Türkiye’de tarım ve hayvancılığın bitirildiğini, genç nüfusun çaresizce büyük kentlere göç ettiğini biliyoruz. Büyük kente doğru gelen bu gençler, takke, başörtü ve pardesüden oluşan resmi kıyafetlerini giyip, iş, yatacak yer ve gelecek arıyorlar. Çok normal buluyorum bunu.  Türkiye bütçesinin sağlık eğitim ve din harcamaları kalemleri elden ele dolaşıyor tekrar edecek değilim sadece 67000 okula karşın 85000 cami olmasının ve Diyanete 2007 itibariyle ayrılan bütçenin 2,7 katrilyon olduğunu unutmayayım diye günlüğüme not düşmek istiyorum.

Bu mevcut durumu bizim halkımız, bizim köylümüz istiyor. İnsan ihtiyaç duymadığı bir şeyi neden istesin? Sanki ihtiyaç duymamaları mümkünmüş gibi oluşan bu tabloları kızgınlıkla karşılayan bir kesim var.

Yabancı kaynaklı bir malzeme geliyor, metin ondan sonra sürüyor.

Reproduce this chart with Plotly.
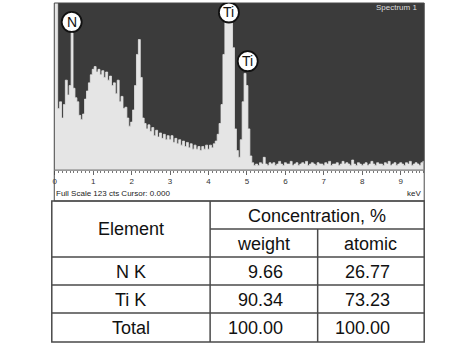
import plotly.graph_objects as go

# ---------------- data ----------------
energy_kev = [
    0.00, 0.05, 0.10, 0.15, 0.20, 0.25, 0.30, 0.35, 0.40, 0.45,
    0.50, 0.55, 0.60, 0.65, 0.70, 0.75, 0.80, 0.85, 0.90, 0.95,
    1.00, 1.05, 1.10, 1.15, 1.20, 1.25, 1.30, 1.35, 1.40, 1.45,
    1.50, 1.55, 1.60, 1.65, 1.70, 1.75, 1.80, 1.85, 1.90, 1.95,
    2.00, 2.05, 2.10, 2.15, 2.20, 2.25, 2.30, 2.35, 2.40, 2.45,
    2.50, 2.55, 2.60, 2.65, 2.70, 2.75, 2.80, 2.85, 2.90, 2.95,
    3.00, 3.05, 3.10, 3.15, 3.20, 3.25, 3.30, 3.35, 3.40, 3.45,
    3.50, 3.55, 3.60, 3.65, 3.70, 3.75, 3.80, 3.85, 3.90, 3.95,
    4.00, 4.05, 4.10, 4.15, 4.20, 4.25, 4.30, 4.35, 4.40, 4.45,
    4.50, 4.55, 4.60, 4.65, 4.70, 4.75, 4.80, 4.85, 4.90, 4.95,
    5.00, 5.05, 5.10, 5.15, 5.20, 5.25, 5.30, 5.35, 5.40, 5.45,
    5.50, 5.55, 5.60, 5.65, 5.70, 5.75, 5.80, 5.85, 5.90, 5.95,
    6.00, 6.05, 6.10, 6.15, 6.20, 6.25, 6.30, 6.35, 6.40, 6.45,
    6.50, 6.55, 6.60, 6.65, 6.70, 6.75, 6.80, 6.85, 6.90, 6.95,
    7.00, 7.05, 7.10, 7.15, 7.20, 7.25, 7.30, 7.35, 7.40, 7.45,
    7.50, 7.55, 7.60, 7.65, 7.70, 7.75, 7.80, 7.85, 7.90, 7.95,
    8.00, 8.05, 8.10, 8.15, 8.20, 8.25, 8.30, 8.35, 8.40, 8.45,
    8.50, 8.55, 8.60, 8.65, 8.70, 8.75, 8.80, 8.85, 8.90, 8.95,
    9.00, 9.05, 9.10, 9.15, 9.20, 9.25, 9.30, 9.35, 9.40, 9.45,
    9.50, 9.55, 9.60,
]
counts = [
    200, 200, 45, 50, 38, 48, 66, 55, 62, 101,
    60, 53, 50, 40, 37, 41, 52, 58, 64, 70,
    74, 76, 72, 74, 70, 73, 68, 72, 66, 69,
    62, 64, 56, 66, 50, 54, 45, 46, 38, 32,
    35, 44, 62, 85, 96, 68, 38, 34, 30, 33,
    28, 31, 25, 29, 24, 27, 23, 26, 22, 25,
    22, 25, 20, 23, 19, 22, 18, 21, 17, 20,
    16, 19, 15, 18, 15, 17, 14, 17, 15, 18,
    15, 18, 16, 19, 21, 26, 34, 48, 85, 140,
    160, 160, 140, 90, 30, 14, 9, 22, 50, 71,
    62, 30, 10, 5, 3, 4, 3, 5, 4, 9,
    4, 3, 5, 4, 5, 3, 4, 6, 4, 3,
    5, 4, 4, 6, 3, 4, 5, 3, 4, 5,
    4, 6, 3, 4, 5, 4, 3, 5, 4, 4,
    3, 5, 4, 6, 3, 4, 4, 5, 3, 4,
    6, 4, 5, 4, 3, 7, 4, 3, 5, 4,
    3, 4, 5, 3, 4, 6, 4, 3, 5, 4,
    4, 3, 5, 4, 6, 3, 4, 5, 3, 4,
    5, 4, 3, 5, 4, 6, 3, 4, 5, 4,
    3, 5, 6,
]
assert len(energy_kev) == len(counts)

full_scale = 123
tick_vals = [0, 1, 2, 3, 4, 5, 6, 7, 8, 9]
tick_text = ["0", "1", "2", "3", "4", "5", "6", "7", "8", "9"]

peak_labels = ["N", "Ti", "Ti"]
peak_label_energy = [0.44, 4.53, 5.02]
peak_label_counts = [109, 116, 80]

spectrum_title = "Spectrum 1"
footer_left = "Full Scale 123 cts Cursor: 0.000"
footer_right = "keV"

table_elements = ["N K", "Ti K", "Total"]
weight_pct = ["9.66", "90.34", "100.00"]
atomic_pct = ["26.77", "73.23", "100.00"]
header_element = "Element"
header_conc = "Concentration, %"
header_sub = ["weight", "atomic"]

# ---------------- layout helpers ----------------
W, H = 474, 353
def px(x):
    return x / W
def py(y):
    return 1 - y / H

FONT = "Liberation Sans, Arial, sans-serif"
DARK = "#3b3b3b"
FILL = "#e5e5e5"
LINE = "#4a4a4a"

fig = go.Figure()
fig.add_trace(go.Scatter(
    x=energy_kev, y=counts, mode="lines", line_shape="hvh",
    line=dict(color=FILL, width=0.8), fill="tozeroy", fillcolor=FILL,
    hoverinfo="skip", showlegend=False,
))

x0_px, x1_px = 53, 424
kev_px = 38.6
fig.update_layout(
    width=W, height=H, margin=dict(l=0, r=0, t=0, b=0),
    paper_bgcolor="white", plot_bgcolor=DARK, showlegend=False,
    font=dict(family=FONT, color="#222"),
    xaxis=dict(
        domain=[px(x0_px), px(x1_px)], range=[0, (x1_px - x0_px) / kev_px],
        tickvals=tick_vals, ticktext=tick_text, ticks="outside", ticklen=4,
        tickcolor="#666", tickwidth=1, tickfont=dict(size=8, color="#333"),
        minor=dict(dtick=0.1, ticks="outside", ticklen=2, tickcolor="#777"),
        showgrid=False, zeroline=False, showline=True, linecolor="#999",
        linewidth=1, fixedrange=True,
    ),
    yaxis=dict(
        domain=[py(169.5), py(3)], range=[0, full_scale], visible=False,
        fixedrange=True,
    ),
)

shapes = []
annotations = []

# spectrum frame
shapes.append(dict(type="rect", xref="paper", yref="paper",
                   x0=px(52.5), x1=px(424), y0=py(201), y1=py(3),
                   line=dict(color=LINE, width=1)))

# peak label circles
for lab, e, c in zip(peak_labels, peak_label_energy, peak_label_counts):
    shapes.append(dict(type="circle", xref="x", yref="y",
                       xsizemode="pixel", ysizemode="pixel",
                       xanchor=e, yanchor=c, x0=-10, x1=10, y0=-10, y1=10,
                       fillcolor="white", line=dict(color="#111", width=1.8),
                       layer="above"))
    annotations.append(dict(x=e, y=c, xref="x", yref="y", text=lab,
                            showarrow=False, font=dict(size=14, color="#111"),
                            xanchor="center", yanchor="middle"))

annotations.append(dict(x=px(419), y=py(8), xref="paper", yref="paper",
                        text=spectrum_title, showarrow=False,
                        font=dict(size=8, color="#dddddd"),
                        xanchor="right", yanchor="middle"))
annotations.append(dict(x=px(52), y=py(193.5), xref="paper", yref="paper",
                        text=footer_left, showarrow=False,
                        font=dict(size=8, color="#222"),
                        xanchor="left", yanchor="middle"))
annotations.append(dict(x=px(423), y=py(193.5), xref="paper", yref="paper",
                        text=footer_right, showarrow=False,
                        font=dict(size=8, color="#222"),
                        xanchor="right", yanchor="middle"))

# ---------------- table ----------------
col_edges = [50, 209, 317, 424]
row_edges = [201, 229, 257, 285, 313, 342]
tline = dict(color=LINE, width=1.5)
# outer box
shapes.append(dict(type="rect", xref="paper", yref="paper",
                   x0=px(col_edges[0]), x1=px(col_edges[3]),
                   y0=py(row_edges[-1]), y1=py(row_edges[0]), line=tline))
# vertical lines
shapes.append(dict(type="line", xref="paper", yref="paper",
                   x0=px(col_edges[1]), x1=px(col_edges[1]),
                   y0=py(row_edges[0]), y1=py(row_edges[-1]), line=tline))
shapes.append(dict(type="line", xref="paper", yref="paper",
                   x0=px(col_edges[2]), x1=px(col_edges[2]),
                   y0=py(row_edges[1]), y1=py(row_edges[-1]), line=tline))
# horizontal lines
shapes.append(dict(type="line", xref="paper", yref="paper",
                   x0=px(col_edges[1]), x1=px(col_edges[3]),
                   y0=py(row_edges[1]), y1=py(row_edges[1]), line=tline))
for r in row_edges[2:-1]:
    shapes.append(dict(type="line", xref="paper", yref="paper",
                       x0=px(col_edges[0]), x1=px(col_edges[3]),
                       y0=py(r), y1=py(r), line=tline))

TFS = 18
def cell_text(x, y, t, anchor="center"):
    annotations.append(dict(x=px(x), y=py(y), xref="paper", yref="paper",
                            text=t, showarrow=False,
                            font=dict(size=TFS, color="#111", family=FONT),
                            xanchor=anchor, yanchor="middle"))

c1 = (col_edges[0] + col_edges[1]) / 2
c2 = (col_edges[1] + col_edges[2]) / 2
c3 = (col_edges[2] + col_edges[3]) / 2
cell_text(c1, 229, header_element)
cell_text((col_edges[1] + col_edges[3]) / 2, 216, header_conc)
cell_text(c2, 244, header_sub[0])
cell_text(c3, 244, header_sub[1])
row_mid = [(row_edges[i] + row_edges[i + 1]) / 2 for i in range(2, 5)]
for name, w, a, ym in zip(table_elements, weight_pct, atomic_pct, row_mid):
    cell_text(c1, ym + 0.5, name)
    cell_text(284, ym + 0.5, w, anchor="right")
    cell_text(392, ym + 0.5, a, anchor="right")

fig.update_layout(shapes=shapes, annotations=annotations)
fig.write_html("out.html")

Toplumu garip şekilde ikiye üçe bölmekten rant elde edeceklerin ekmeklerine yağ süren, orta halli gelire sahip, az buçuk tahsil yapmış kendilerini üstün gören bu kişilere bakıyorum ve şaşırıyorum.

Ülkedaşlarımın yarısından çoğu kırgınlık, çaresizlik içinde feryat ediyorlar, bu gidişatın kendi yaşam arzularını sıfıra indirdiğini ve belki  artık yalnızca ölüm sonrası için beklentilerinin kalmış olduklarını daha nasıl anlatsınlar?

Gelir dağılımındaki, yargıdaki, eğitim ve sağlıktaki hiç bişey eşit paylaşılamıyor. Şunu söyleyebilecekler vardır belki; “bu her zaman her yerde geçerli, ne zaman hakça paylaşım olmuştu ki? Ama halk böyle bir infial haline gelmiyordu, şimdi ne oldu?”

Bence şimdi “Televizyon” oldu! Toplumun kaymak tabakasının hayatları gözler önüne serildi. Her gece ve gündüz, ağaların, fabrikatörlerin, kaçakçıların yalılardaki hayatlarını, sevgi ve saygıdan nasiplenmemiş dallas entrikalarını seyrediyorlar ve anlıyorlardır ki bu uçurum asla kapanmaz daha kötüye gider. İyi tahsil yapıp, saygı ve hoşgörü dolu bir hayat sürdürerek mutlu olduğunu seyrettikleri örnekler var mı televizyonlarda? Ya şarkıcı- manken, futbolcu ya da düzenbaz olunabilsin veya sayısaldan at yarışından İddaa’dan bişey kazansınlar da maküs talihlerinden yırtabilsinler.

Genel kanı “okuyup da ne olacak, görüyoruz işte. Her biri bir kapııda sürünmekte” sonucu çıkıyorsa bir ülkenin medyasından, o halde bu insanların artık neye bel bağlıyacakları açık ve kaçınılmaz görünüyor bana. Çok da anlamlı bence, dürüstlük yok, ahlak yok, samimiyetsizliğin bini bir para ise bi şeyin bu sistemi çökertmesi lazım. Gidilen yolun en iyi örneği Amerika ve biz onun uşağı ve bağımlısı olarak demek ki ondan bile beter olacağız.

Belli ki köylü bu duruma dur diyor artık,  madem çare değil ne gerek bana okul, bana cami gerek cami diyor. Açlık geldiğinde pırılpırıl uzay araçlarına doluşup bu dünyayı terk edecekler.